I think the idea is that the micro-clots are taking effect at the capillary level (reducing oxygen diffusion to tissues) and at the red-cell level (impairing their deformability and transit through capillaries). This is all theoretical currently. The micro-clots aren't occluding larger vessels, sufficient to cause eg limb ischaemia.
You might get cold peripheries at times though, related to the POTS changes which I suspect are failed compensations for the micro-circulation issues.
And dont you think the micro clots would sometimes lump together forming clots in e.g the head or lungs, so that me/cfs patients would have a marked prevalence of hospitalization because of these conditions?
At this time we don't know that micro-clots are the problem in ME (but the symptom overlap is so striking, that it has to be related). There's obviously something very special about the micro-clots — they've only recently been appreciated, so presumably tend not to cause clinically obvious DVT, stroke etc.
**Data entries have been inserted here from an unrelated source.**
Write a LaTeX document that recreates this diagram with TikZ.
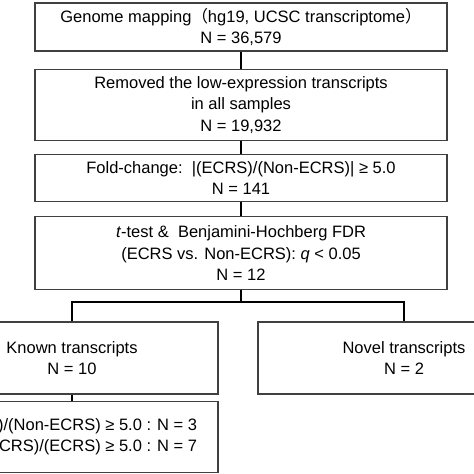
\documentclass[tikz,border=0pt]{standalone}
\usepackage{fontspec}
\setmainfont{Liberation Sans}
\newfontfamily\cjk{Noto Sans CJK JP}
\usetikzlibrary{positioning}
\tikzset{
  stage/.style={rectangle, draw=black!75, line width=1.2pt, fill=white,
    align=center, inner sep=2pt, minimum width=412pt,
    font=\fontsize{16.5}{21.5}\selectfont},
  branch/.style={stage, minimum width=292pt, minimum height=72pt},
  link/.style={line width=2.6pt, draw=black},
}

\begin{document}
\begin{tikzpicture}[x=1pt, y=-1pt]
  \useasboundingbox (0,0) rectangle (474,474);
  \clip (0,0) rectangle (474,474);
  % filtering steps
  \node[stage, minimum height=48pt] (map) at (241,27)
    {Genome mapping{\cjk（}hg19, UCSC transcriptome{\cjk）}\\N = 36,579};
  \node[stage, minimum height=71pt, below=17pt of map] (lowexp)
    {Removed the low-expression transcripts\\in all samples\\N = 19,932};
  \node[stage, minimum height=47pt, below=13pt of lowexp] (fold)
    {Fold-change:\ \ |(ECRS)/(Non-ECRS)| ≥ 5.0\\N = 141};
  \node[stage, minimum height=73pt, below=14pt of fold] (ttest)
    {\textit{t}-test \&\ \ Benjamini-Hochberg FDR\\(ECRS vs. Non-ECRS): \textit{q} < 0.05\\N = 12};
  \coordinate (split) at (241,302);
  % branches
  \node[branch] (known) at (72,358) {Known transcripts\\N = 10};
  \node[branch] (novel) at (404,358) {Novel transcripts\\N = 2};
  \node[branch, minimum height=71pt, below=6pt of known] (ratio)
    {(ECRS)/(Non-ECRS) ≥ 5.0 : N = 3\\(Non-ECRS)/(ECRS) ≥ 5.0 : N = 7};

  \draw[link] (map) -- (lowexp);
  \draw[link] (lowexp) -- (fold);
  \draw[link] (fold) -- (ttest);
  \draw[link] (ttest) -- (split);
  \draw[link] (known.north) |- (split) -| (novel.north);
  \draw[link] (known) -- (ratio);
\end{tikzpicture}
\end{document}
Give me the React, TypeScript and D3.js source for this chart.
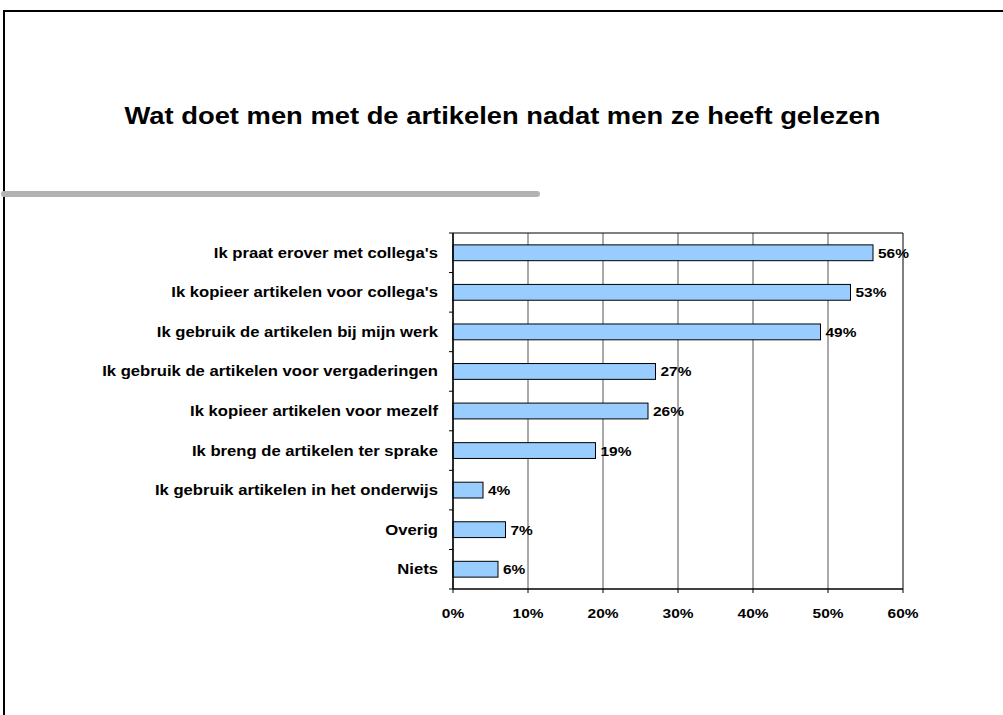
import React from "react";
import * as d3 from "d3";

const categories = [
  "Ik praat erover met collega's",
  "Ik kopieer artikelen voor collega's",
  "Ik gebruik de artikelen bij mijn werk",
  "Ik gebruik de artikelen voor vergaderingen",
  "Ik kopieer artikelen voor mezelf",
  "Ik breng de artikelen ter sprake",
  "Ik gebruik artikelen in het onderwijs",
  "Overig",
  "Niets",
];
const values = [56, 53, 49, 27, 26, 19, 4, 7, 6];
const xTicks = [0, 10, 20, 30, 40, 50, 60];
const title = "Wat doet men met de artikelen nadat men ze heeft gelezen";

const W = 1003;
const H = 715;
const FONT = "Liberation Sans, Arial, sans-serif";
const SX = 1.19;

function T({ x, y, size, anchor = "start", children }: { x: number; y: number; size: number; anchor?: string; children: React.ReactNode }) {
  return (
    <text
      transform={`translate(${x},${y}) scale(${SX},1)`}
      textAnchor={anchor as any}
      fontFamily={FONT}
      fontWeight="bold"
      fontSize={size}
      fill="#000"
    >
      {children}
    </text>
  );
}

export default function App() {
  const left = 453;
  const right = 903;
  const top = 233;
  const bottom = 589;
  const x = d3.scaleLinear().domain([0, 60]).range([left, right]);
  const y = d3.scaleBand<string>().domain(categories).range([top, bottom]).paddingInner(0.6).paddingOuter(0.3);
  const band = d3.scaleBand<string>().domain(categories).range([top, bottom]);

  return (
    <svg width={W} height={H} style={{ position: "absolute", left: 0, top: 0, background: "#fff" }}>
      <rect x={4} y={11} width={W + 10} height={H + 10} fill="none" stroke="#000" strokeWidth={2} />
      <line x1={4} y1={194} x2={537} y2={194} stroke="#b2b2b2" strokeWidth={6} strokeLinecap="round" />
      <T x={502.5} y={123.5} size={23} anchor="middle">{title}</T>
      {xTicks.map((t) => (
        <line key={"g" + t} x1={x(t)} x2={x(t)} y1={top} y2={bottom} stroke={t === 60 ? "#000" : "#555"} strokeWidth={1} />
      ))}
      <line x1={left} x2={right} y1={top} y2={top} stroke="#000" strokeWidth={1} />
      {categories.map((c, i) => (
        <g key={c}>
          <rect x={x(0)} y={y(c)!} width={x(values[i]) - x(0)} height={y.bandwidth()} fill="#99ccff" stroke="#000" strokeWidth={1} />
          <T x={x(values[i]) + 5} y={band(c)! + band.bandwidth() / 2 + 5} size={13}>{values[i]}%</T>
          <T x={438} y={band(c)! + band.bandwidth() / 2 + 5} size={14} anchor="end">{c}</T>
        </g>
      ))}
      <line x1={left} x2={left} y1={top} y2={bottom} stroke="#000" strokeWidth={1.5} />
      {categories.map((c) => (
        <line key={"yt" + c} x1={left - 4} x2={left} y1={band(c)!} y2={band(c)!} stroke="#000" />
      ))}
      <line x1={left - 4} x2={left} y1={bottom} y2={bottom} stroke="#000" />
      <line x1={left} x2={right} y1={bottom} y2={bottom} stroke="#000" strokeWidth={1.5} />
      {xTicks.map((t) => (
        <g key={"xt" + t}>
          <line x1={x(t)} x2={x(t)} y1={bottom} y2={bottom + 4} stroke="#000" />
          <T x={x(t)} y={618} size={13} anchor="middle">{t}%</T>
        </g>
      ))}
    </svg>
  );
}
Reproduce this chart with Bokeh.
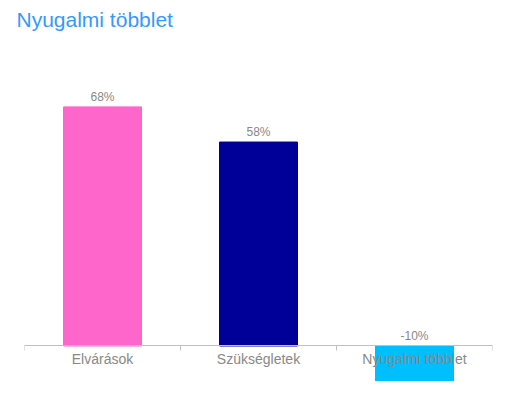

One possibility is that they are present in the early phase of the disease, i.e. the earliest long Covid is only just over 18 months. Perhaps they clear but persistent / late-phase ME is because of long-standing effects on the micro-circulation. (I was wondering about induced short capillary AV shunts for example.)
Much yet to learn, but this seems incredibly promising to me. I hope we are able to show micro-clots in ME. One way to almost immediately answer the question is if the nano-needle technique gave a positive result without the monocytes in the sample. Then we'd be pretty confident that the long term ME patients they were testing (with high specificity) were due to micro-clots (the "something in the blood").